I honestly don't remember hearing him say anything like that, about needing Jr to win in the context that I believe your getting at. I know the media portrayed it the wrong way, in the wrong context. A lot of the drivers lit up Twitter against how it was being portrayed. Yes, Jr winning is good, Jr winning consistently is real good. It's good for NASCAR in the sense that it drives money but not necessarily thru ticket sales and new fans. It's merch that flies off the shelves due to his massive fan base that brings in the money. It's why Hendrick has stood behind Jr during those first tough years at Hendrick, he knows Jr is a cash cow. Him winning also gives the sport a bit more exposure than David Ragan winning or even Tony Stewart. Jr is to the point now in his career though that his fans have grown up, they aren't the late teens, young adult demographic anymore that wants to party like a rockstar.

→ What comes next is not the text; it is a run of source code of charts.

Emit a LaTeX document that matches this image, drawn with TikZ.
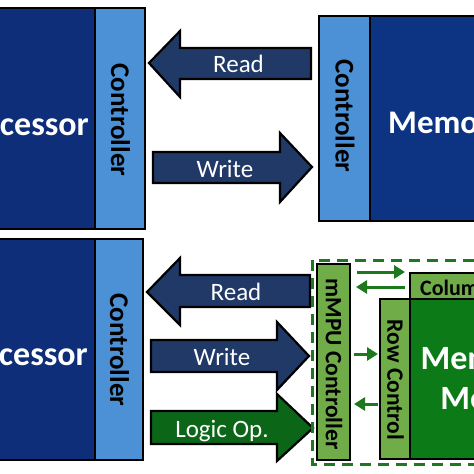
\documentclass[tikz,border=0pt]{standalone}
\usepackage{fontspec}
\setmainfont{Carlito}
\usetikzlibrary{arrows.meta}
\definecolor{procblue}{RGB}{14,46,122}
\definecolor{memblue}{RGB}{12,52,130}
\definecolor{ctlblue}{RGB}{76,145,214}
\definecolor{arrblue}{RGB}{33,57,102}
\definecolor{arrgreen}{RGB}{12,102,24}
\definecolor{modgreen}{RGB}{12,122,22}
\definecolor{ltgreen}{RGB}{112,172,72}
\definecolor{dashgreen}{RGB}{30,120,30}
\begin{document}
\begin{tikzpicture}[x=1pt,y=-1pt,
  blk/.style={draw=black, line width=2pt, rectangle, inner sep=0pt, outer sep=0pt, anchor=north west},
  barrow/.style={draw=black, line width=2.2pt, line join=miter},
  lbl/.style={text=white, font=\fontsize{25}{30}\selectfont, inner sep=0pt, anchor=base},
  ctl/.style={text=black, font=\bfseries\fontsize{27}{30}\selectfont, rotate=-90, inner sep=0pt},
  sctl/.style={text=black, font=\bfseries\fontsize{23.5}{28}\selectfont, rotate=-90, inner sep=0pt},
  big/.style={text=white, font=\bfseries\fontsize{34}{40}\selectfont, inner sep=0pt},
  sarr/.style={draw=dashgreen, line width=3pt, -{Triangle[length=11pt,width=13pt]}}]
\useasboundingbox (0,0) rectangle (474,474);
\clip (0,0) rectangle (474,474);
\fill[white] (0,0) rectangle (474,474);

% ---------- top: processor ----------
\node[blk, fill=procblue, minimum width=105pt, minimum height=221pt] (proc1) at (-10,8) {};
\node[blk, fill=ctlblue, minimum width=50pt, minimum height=221pt] (pctl1) at (95,8) {};
\node[big, anchor=base east] (ptext1) at (89,135) {Processor};
\node[ctl] (pctltext1) at (120.5,120) {Controller};

% ---------- top: memory ----------
\node[blk, fill=ctlblue, minimum width=51pt, minimum height=205pt] (mctl1) at (319,16) {};
\node[blk, fill=memblue, minimum width=130pt, minimum height=205pt] (mem1) at (370,16) {};
\node[big, anchor=base west, font=\bfseries\fontsize{33}{40}\selectfont] (mtext1) at (388,133) {Memory};
\node[ctl] (mctltext1) at (345,116) {Controller};

% ---------- top arrows ----------
\draw[barrow, fill=arrblue] (149,63) -- (180,31) -- (180,48) -- (311,48) -- (311,79) -- (180,79) -- (180,97) -- cycle;
\node[lbl] (read1) at (238.5,72) {Read};
\draw[barrow, fill=arrblue] (312,167) -- (280,133) -- (280,152) -- (153,152) -- (153,183) -- (280,183) -- (280,202) -- cycle;
\node[lbl] (write1) at (225,177) {Write};

% ---------- bottom: processor ----------
\node[blk, fill=procblue, minimum width=105pt, minimum height=221pt] (proc2) at (-10,239) {};
\node[blk, fill=ctlblue, minimum width=48pt, minimum height=221pt] (pctl2) at (95,239) {};
\node[big, anchor=base east] (ptext2) at (88,365) {Processor};
\node[ctl] (pctltext2) at (119.5,350) {Controller};

% ---------- bottom arrows ----------
\draw[barrow, fill=arrblue] (147,292) -- (180,258) -- (180,275) -- (310,275) -- (310,307) -- (180,307) -- (180,325) -- cycle;
\node[lbl] (read2) at (236,300) {Read};
\draw[barrow, fill=arrblue] (309,356) -- (277,322) -- (277,340) -- (151,340) -- (151,372) -- (277,372) -- (277,390) -- cycle;
\node[lbl] (write2) at (222,365) {Write};
\draw[barrow, fill=arrgreen] (313,428) -- (277,394) -- (277,411) -- (151,411) -- (151,444) -- (277,444) -- (277,461) -- cycle;
\node[lbl] (logic) at (222,437) {Logic Op.};

% ---------- bottom: mMPU ----------
\draw[draw=dashgreen, line width=3pt, dash pattern=on 11pt off 7pt] (312,260) rectangle (495,464);
\node[blk, fill=ltgreen, minimum width=33pt, minimum height=196pt] (mmpu) at (317,264) {};
\node[sctl] (mmputext) at (334,364) {mMPU Controller};
\node[blk, fill=ltgreen, minimum width=90pt, minimum height=26pt] (colctl) at (410,273) {};
\node[text=black, font=\bfseries\fontsize{22}{26}\selectfont, inner sep=0pt, anchor=base west] (coltext) at (420,295) {Column Control};
\node[blk, fill=ltgreen, minimum width=30pt, minimum height=160pt] (rowctl) at (380,299) {};
\node[sctl] (rowtext) at (395.5,380) {Row Control};
\node[blk, fill=modgreen, minimum width=90pt, minimum height=160pt] (module) at (410,299) {};
\node[big, anchor=base] (modtext1) at (501,369) {Memristive};
\node[big, anchor=base] (modtext2) at (501,409) {Memory};

% small arrows
\coordinate (a1s) at (357,272); \coordinate (a1e) at (405,272);
\coordinate (a2s) at (405,287); \coordinate (a2e) at (356,287);
\coordinate (a3s) at (354,354); \coordinate (a3e) at (378,354);
\coordinate (a4s) at (378,404); \coordinate (a4e) at (354,404);
\draw[sarr] (a1s) -- (a1e);
\draw[sarr] (a2s) -- (a2e);
\draw[sarr] (a3s) -- (a3e);
\draw[sarr] (a4s) -- (a4e);
\end{tikzpicture}
\end{document}
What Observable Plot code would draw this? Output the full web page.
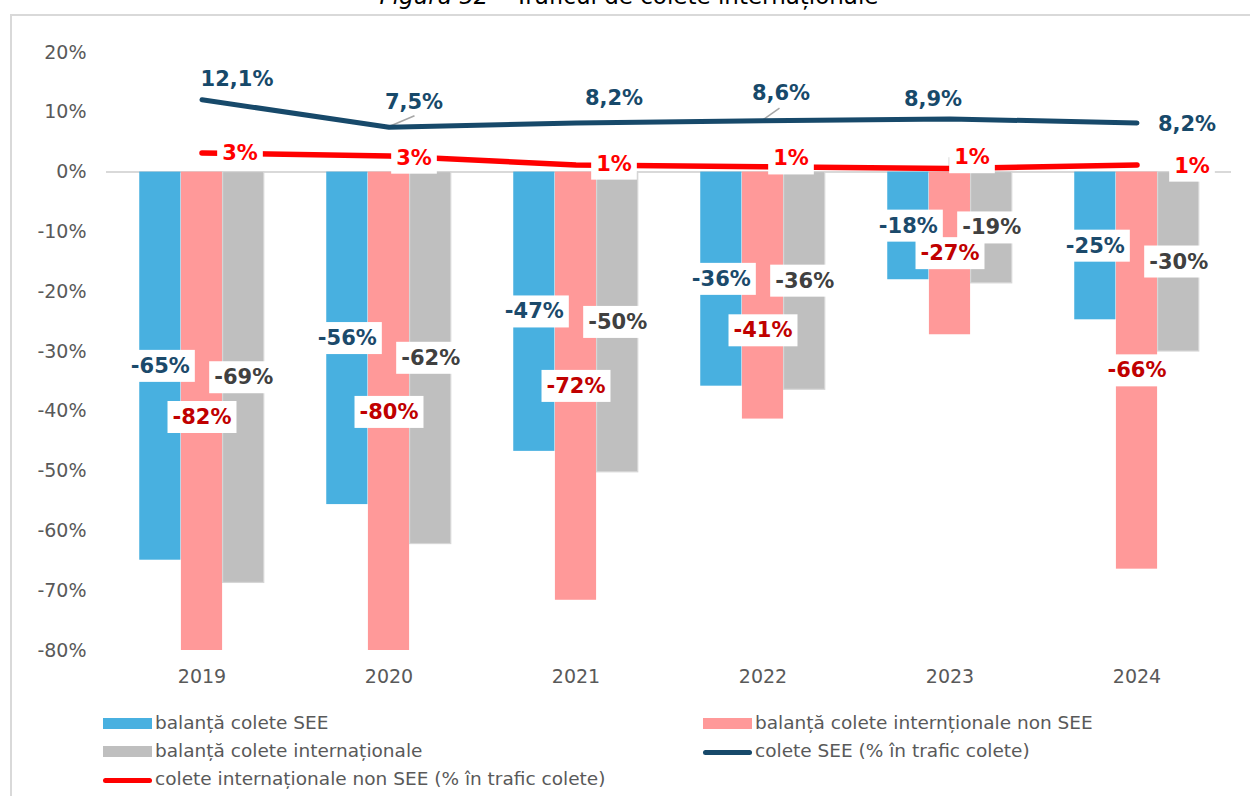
<!DOCTYPE html>
<html><head><meta charset="utf-8">
<script src="https://cdn.jsdelivr.net/npm/d3@7"></script>
<script src="https://cdn.jsdelivr.net/npm/@observablehq/plot@0.6"></script>
<style>
body{margin:0;background:#fff;}
#wrap{position:relative;width:1250px;height:796px;overflow:hidden;background:#fff;font-family:"DejaVu Sans",sans-serif;}
#frame{position:absolute;left:10px;top:14px;width:1400px;height:1000px;border-left:2px solid #d9d9d9;border-top:2px solid #d9d9d9;}
#title{position:absolute;top:-15px;left:0;width:1258px;text-align:center;font-size:23px;line-height:23px;color:#000;white-space:nowrap;z-index:2;}
#chart{position:absolute;left:0;top:0;}
.leg{position:absolute;font-size:18.5px;color:#595959;white-space:nowrap;line-height:20px;}
.sw{position:absolute;}
</style></head>
<body><div id="wrap"><div id="frame"></div><div id="title"><i>Figura 52</i> – Traficul de colete internaționale</div><div id="chart"></div></div>
<script>
const years = ["2019","2020","2021","2022","2023","2024"];
const seeBalance = [-64.9,-55.6,-46.7,-35.8,-18.0,-24.7];
const nonSeeBalance = [-82.0,-80.3,-71.6,-41.3,-27.2,-66.4];
const intlBalance = [-68.7,-62.2,-50.2,-36.4,-18.6,-30.0];
const seeShare = [12.1,7.5,8.2,8.6,8.9,8.2];
const nonSeeShare = [3.2,2.7,1.2,0.9,0.6,1.2];
const yTicks = [20,10,0,-10,-20,-30,-40,-50,-60,-70,-80];
const seriesNames = ["balanță colete SEE","balanță colete internționale non SEE","balanță colete internaționale","colete SEE (% în trafic colete)","colete internaționale non SEE (% în trafic colete)"];

const colors = {blue:"#48b0e0", pink:"#ff9999", gray:"#bfbfbf", navy:"#17496a", red:"#ff0000"};
const labelColors = {blue:"#1b4a6b", pink:"#c00000", gray:"#404040"};

// layout
const W = 1250, H = 700, mL = 106, mR = 19, mT = 52, mB = 50;
const bw = (W - mL - mR) / years.length;
const barW = 41.67, groupW = 3 * barW, side = (bw - groupW) / 2;

const rows = years.map((y, i) => ({i, year: y}));
const pct = v => `${Math.round(v)}%`;
const pctComma = v => `${v.toFixed(1).replace(".", ",")}%`;

const barMark = (vals, k, color, stroke) => Plot.barY(rows, {
  x: "year", y: d => vals[d.i], fill: color, stroke: stroke || null, strokeWidth: stroke ? 1.2 : 0,
  insetLeft: side + k * barW, insetRight: bw - side - (k + 1) * barW, clip: true
});
// label offsets (pixels) – only the 2022 non-SEE label is moved down
const barLabelDy = [[0,0,0,0,0,0],[0,0,0,35,0,0],[0,0,0,0,0,0]];
const barLabels = (vals, k, color) => rows.map(r => Plot.text([r], {
  x: "year", y: d => Math.max(vals[d.i], -82) / 2, text: d => pct(vals[d.i]),
  dx: (k - 1) * barW, dy: barLabelDy[k][r.i], fill: color, fontWeight: "bold", fontSize: 21, fontFamily: "DejaVu Sans",
  ariaDescription: "boxed"
}));

const navyOff = [[35,-20],[25,-25],[38,-25],[18,-27],[-17,-20],[50,1]];
const redOff = [[38,0],[25,2],[38,-1],[28,-8],[22,-11],[55,1]];

const navyLabels = rows.map(r => Plot.text([r], {
  x: "year", y: d => seeShare[d.i], text: d => pctComma(seeShare[d.i]),
  dx: navyOff[r.i][0], dy: navyOff[r.i][1], fill: colors.navy, fontWeight: "bold", fontSize: 21, fontFamily: "DejaVu Sans"
}));
const redLabels = rows.map(r => Plot.text([r], {
  x: "year", y: d => nonSeeShare[d.i], text: d => pct(nonSeeShare[d.i]),
  dx: redOff[r.i][0], dy: redOff[r.i][1], fill: colors.red, fontWeight: "bold", fontSize: 21, fontFamily: "DejaVu Sans",
  ariaDescription: "boxed"
}));

// leader lines: [series values, year index, pixel path relative to the point]
const leaders = [
  {vals: seeShare, i: 1, path: [[0,0],[26,-11]]},
  {vals: seeShare, i: 3, path: [[0,0],[17,-12]]},
  {vals: nonSeeShare, i: 4, path: [[0,0],[0,-10],[13,-10]]}
];
const leaderMark = (index, scales) => {
  const g = document.createElementNS("http://www.w3.org/2000/svg", "g");
  if (!scales || !scales.x || !scales.y) return g;
  const half = scales.x.bandwidth ? scales.x.bandwidth() / 2 : 0;
  leaders.forEach(L => {
    const px = scales.x(years[L.i]) + half, py = scales.y(L.vals[L.i]);
    const p = document.createElementNS("http://www.w3.org/2000/svg", "path");
    p.setAttribute("d", "M" + L.path.map(([dx, dy]) => `${px + dx},${py + dy}`).join("L"));
    p.setAttribute("fill", "none");
    p.setAttribute("stroke", "#a6a6a6");
    p.setAttribute("stroke-width", 1.5);
    g.appendChild(p);
  });
  return g;
};

const chart = Plot.plot({
  width: W, height: H, marginLeft: mL, marginRight: mR, marginTop: mT, marginBottom: mB,
  style: {fontFamily: "DejaVu Sans", fontSize: "19px", color: "#595959", background: "transparent"},
  x: {type: "band", domain: years, padding: 0, tickSize: 0, tickPadding: 19, label: null},
  y: {domain: [-80, 20], ticks: yTicks, tickFormat: d => `${d}%`, tickSize: 0, tickPadding: 20, label: null},
  marks: [
    Plot.ruleY([0], {stroke: "#d9d9d9", strokeWidth: 2}),
    barMark(seeBalance, 0, colors.blue),
    barMark(nonSeeBalance, 1, colors.pink),
    barMark(intlBalance, 2, colors.gray, "#d6d6d6"),
    leaderMark,
    Plot.lineY(rows, {x: "year", y: d => seeShare[d.i], stroke: colors.navy, strokeWidth: 5, strokeLinecap: "round", strokeLinejoin: "round"}),
    Plot.lineY(rows, {x: "year", y: d => nonSeeShare[d.i], stroke: colors.red, strokeWidth: 5.5, strokeLinecap: "round", strokeLinejoin: "round"}),
    ...barLabels(seeBalance, 0, labelColors.blue),
    ...barLabels(intlBalance, 2, labelColors.gray),
    ...barLabels(nonSeeBalance, 1, labelColors.pink),
    ...redLabels,
    ...navyLabels
  ]
});
document.getElementById("chart").appendChild(chart);

// white boxes behind the boxed labels (same transform as the text)
chart.querySelectorAll('g[aria-description="boxed"] text').forEach(t => {
  const b = t.getBBox();
  const r = document.createElementNS("http://www.w3.org/2000/svg", "rect");
  r.setAttribute("x", b.x - 5); r.setAttribute("y", b.y - 4);
  r.setAttribute("width", b.width + 10); r.setAttribute("height", b.height + 8);
  r.setAttribute("fill", "#fff");
  const tr = t.getAttribute("transform");
  if (tr) r.setAttribute("transform", tr);
  t.parentNode.insertBefore(r, t);
});

// legend
const wrap = document.getElementById("wrap");
const legItems = [
  {name: seriesNames[0], color: colors.blue, kind: "bar", x: 103, y: 724},
  {name: seriesNames[1], color: colors.pink, kind: "bar", x: 703, y: 724},
  {name: seriesNames[2], color: colors.gray, kind: "bar", x: 103, y: 752},
  {name: seriesNames[3], color: colors.navy, kind: "line", x: 703, y: 752},
  {name: seriesNames[4], color: colors.red, kind: "line", x: 103, y: 780}
];
legItems.forEach(it => {
  const s = document.createElement("div");
  s.className = "sw";
  s.style.left = it.x + "px";
  s.style.width = "49px";
  s.style.background = it.color;
  if (it.kind === "bar") { s.style.top = (it.y - 6) + "px"; s.style.height = "11px"; }
  else { s.style.top = (it.y - 2) + "px"; s.style.height = "5px"; s.style.borderRadius = "3px"; }
  wrap.appendChild(s);
  const t = document.createElement("div");
  t.className = "leg";
  t.style.left = (it.x + 52) + "px";
  t.style.top = (it.y - 11) + "px";
  t.textContent = it.name;
  wrap.appendChild(t);
});
</script></body></html>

It's too bad Steve Wallace is racing little bullrings and not still in Nationwide or up in Cup now. With Jr you'd have an Earnhardt, Wallace and coming soon an Elliott. NASCAR has a bunch of real good young talent coming in and coming up. I think we will start to see the old days upon us again when the same few guys are mad at each other week in and week out. When you get that much talent together at the front for victories, they are bound to ruffle each other up. Heck, Chase Elliott and and Austin Dillon are already doing a pretty good job of angering the older guys a tad bit.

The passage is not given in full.